I've been working on my macro photography project. I'm still trying to figure this out, and when you're working with objectives that are 50X, things get way more complicated than even 10X. 10X is a cakewalk compared to what I'm working on now.
This is a Monarch butterfly wing. You'll probably not see the scales, which are called chitin, with your naked eye. They're tiny to say the least.
When shooting with high magnification objectives, what worked before regarding lighting does not work. You have to rethink how you go about positioning flashes and how light is concentrated on the subject. Ideally, I'd like to use lights as opposed to flashes, but I'm working on that. Equipment is coming for vibration isolation. The reason I don't use lights now is that for the exposure times the subject will move around too much due to vibrations transmitted into the subject. You need a huge amount of light in a very tiny spot with an insane adjusted F number. I think what I'm using now is in the range of F50 as I recall, maybe higher. It's not adjustable, what I mean about adjusted, or rather what is actually referred to as effective, is a calculation used on objectives. The depth of field on this objective is .9 micrometers, or 0.000035433 inches.
I've been working on improving the clarity and detail. This shot is way overboard on the backlighting, but the things I like about it is it the detail. I can see the edges of the chitin which show a jagged pattern, something I haven't been able to do before - most of the time that was due to diffraction and/or aberration issues.
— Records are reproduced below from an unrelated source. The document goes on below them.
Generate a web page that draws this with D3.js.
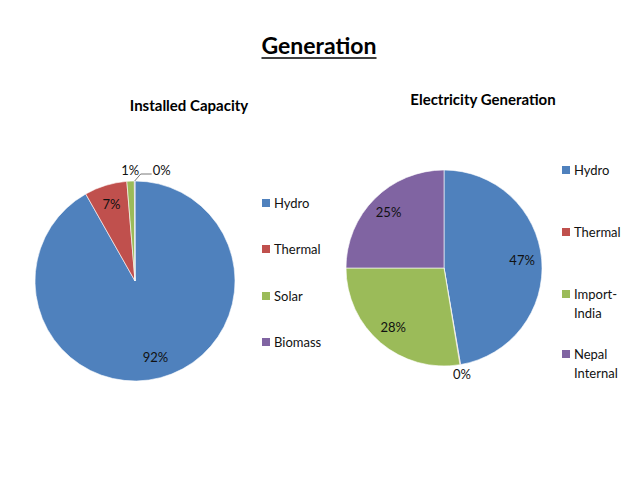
<!DOCTYPE html>
<html>
<head>
<meta charset="utf-8">
<script src="https://cdn.jsdelivr.net/npm/d3@7"></script>
<style>
  body { margin: 0; background: #fff; }
  svg { font-family: Lato, "Open Sans", sans-serif; }
</style>
</head>
<body>
<svg width="638" height="478"></svg>
<script>
// installed capacity (left pie)
var capCategories = ['Hydro', 'Thermal', 'Solar', 'Biomass'];
var capValues = [91.8, 6.9, 1.2, 0.1];
var capLabels = ['92%', '7%', '1%', '0%'];

// electricity generation (right pie)
var genCategories = ['Hydro', 'Thermal', 'Import-India', 'Nepal Internal'];
var genValues = [47.3, 0.1, 27.6, 25.0];
var genLabels = ['47%', '0%', '28%', '25%'];

var colors = ['#4F81BD', '#C0504D', '#9BBB59', '#8064A2'];

var svg = d3.select('svg');

// main title, underlined
var title = svg.append('text')
    .attr('x', 319).attr('y', 54)
    .attr('text-anchor', 'middle')
    .style('font-size', '23px').style('font-weight', 'bold')
    .text('Generation');
var tw = title.node().getComputedTextLength();
svg.append('line')
    .attr('x1', 319 - tw / 2).attr('x2', 319 + tw / 2)
    .attr('y1', 58).attr('y2', 58)
    .attr('stroke', '#000').attr('stroke-width', 1.5);

var drawPie = function(opts) {
  var g = svg.append('g').attr('transform', 'translate(' + opts.cx + ',' + opts.cy + ')');
  var pie = d3.pie().sort(null).value(function(d) { return d; });
  var arcs = pie(opts.values);
  var arc = d3.arc().innerRadius(0).outerRadius(opts.r);

  g.selectAll('path').data(arcs).enter().append('path')
      .attr('d', arc)
      .attr('fill', function(d, i) { return colors[i]; })
      .attr('stroke', '#fff').attr('stroke-width', 0.6);

  arcs.forEach(function(d, i) {
    var mid = (d.startAngle + d.endAngle) / 2;
    var small = (d.endAngle - d.startAngle) < 0.15;
    var lr = small ? opts.r + 10 : opts.r * 0.8;
    var x = Math.sin(mid) * lr;
    var y = -Math.cos(mid) * lr;
    if (small && opts.nudge && opts.nudge[i]) {
      // leader line from pie edge to the shifted label
      var ex = Math.sin(mid) * opts.r, ey = -Math.cos(mid) * opts.r;
      x += opts.nudge[i];
      g.append('path')
          .attr('d', 'M' + ex + ',' + ey + 'L' + (ex + 6) + ',' + (y + 3) + 'L' + (x - 10) + ',' + (y + 3))
          .attr('fill', 'none').attr('stroke', '#555').attr('stroke-width', 0.8);
    }
    g.append('text')
        .attr('x', x).attr('y', y + 4)
        .attr('text-anchor', 'middle')
        .style('font-size', '13px').style('fill', '#111')
        .text(opts.labels[i]);
  });

  svg.append('text')
      .attr('x', opts.titleX).attr('y', opts.titleY)
      .attr('text-anchor', 'middle')
      .style('font-size', '15px').style('font-weight', 'bold')
      .text(opts.title);

  // legend
  var leg = svg.append('g');
  opts.categories.forEach(function(c, i) {
    var ly = opts.legendY[i];
    leg.append('rect')
        .attr('x', opts.legendX).attr('y', ly - 5)
        .attr('width', 8).attr('height', 8)
        .attr('fill', colors[i]);
    var words = opts.wrap && c.indexOf(' ') > 0 ? c.split(' ') : (c.indexOf('-') > 0 && opts.wrap ? [c.split('-')[0] + '-', c.split('-')[1]] : [c]);
    words.forEach(function(w, j) {
      leg.append('text')
          .attr('x', opts.legendX + 12).attr('y', ly + 4 + j * 19)
          .style('font-size', '13px').style('fill', '#111')
          .text(w);
    });
  });
};

drawPie({
  cx: 135, cy: 281, r: 100,
  values: capValues, labels: capLabels, categories: capCategories,
  nudge: {3: 27},
  title: 'Installed Capacity', titleX: 189, titleY: 111,
  legendX: 262, legendY: [204, 250, 297, 343], wrap: false
});

drawPie({
  cx: 444, cy: 268, r: 98,
  values: genValues, labels: genLabels, categories: genCategories,
  title: 'Electricity Generation', titleX: 483, titleY: 105,
  legendX: 562, legendY: [171, 233, 295, 355], wrap: true
});
</script>
</body>
</html>
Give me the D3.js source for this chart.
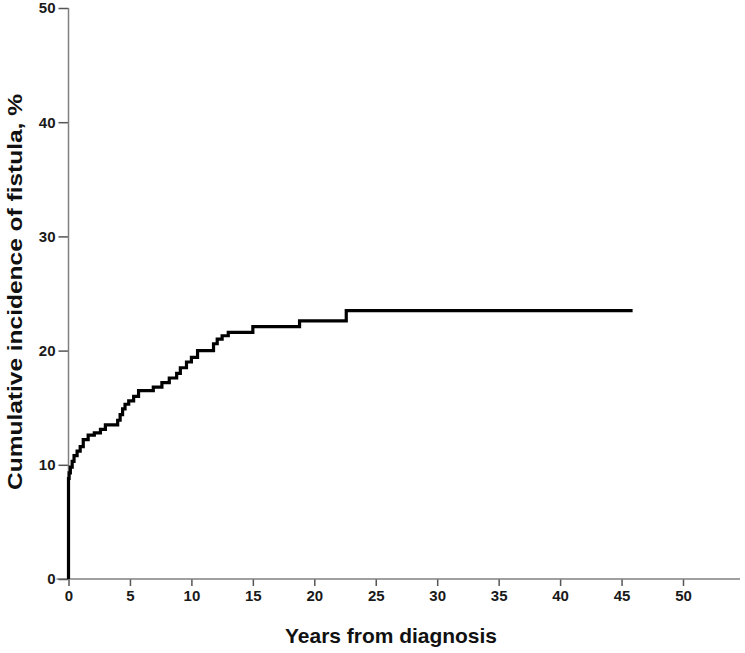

I've been working on a setup that I hope will help, although this is just a test setup. I'll come up with something more permanent if I get the bugs worked out.
This is a crappy shot I took of it. You can see the Monarch wing in there. I'm using one flash from the rear with a piece of black heavy stock paper to eliminate the backlight so the light hits the paper in front and reflects back into the front of the wing facing the objective. I've found that the black paper was a bit too effective. I still need some backlighting to make this work.
I switched to Thorlabs SM2 tubes from the Nikon PB-6 bellows I was using.
Here's another shot where I used a stack of several pieces of white paper behind the wing. It's close, but not quite what I want.
I'll get there. You really need to have an understanding of light far beyond conventional photography. I found there is a way to add inline lighting to the tube where it actually provides light to the subject through the objective. That will work for highly reflective subjects, but those that are diffuse as they're called it will not. Most of what I shoot are diffuse. Diffuse meaning the subject will scatter the light rather than reflect it back into the objective.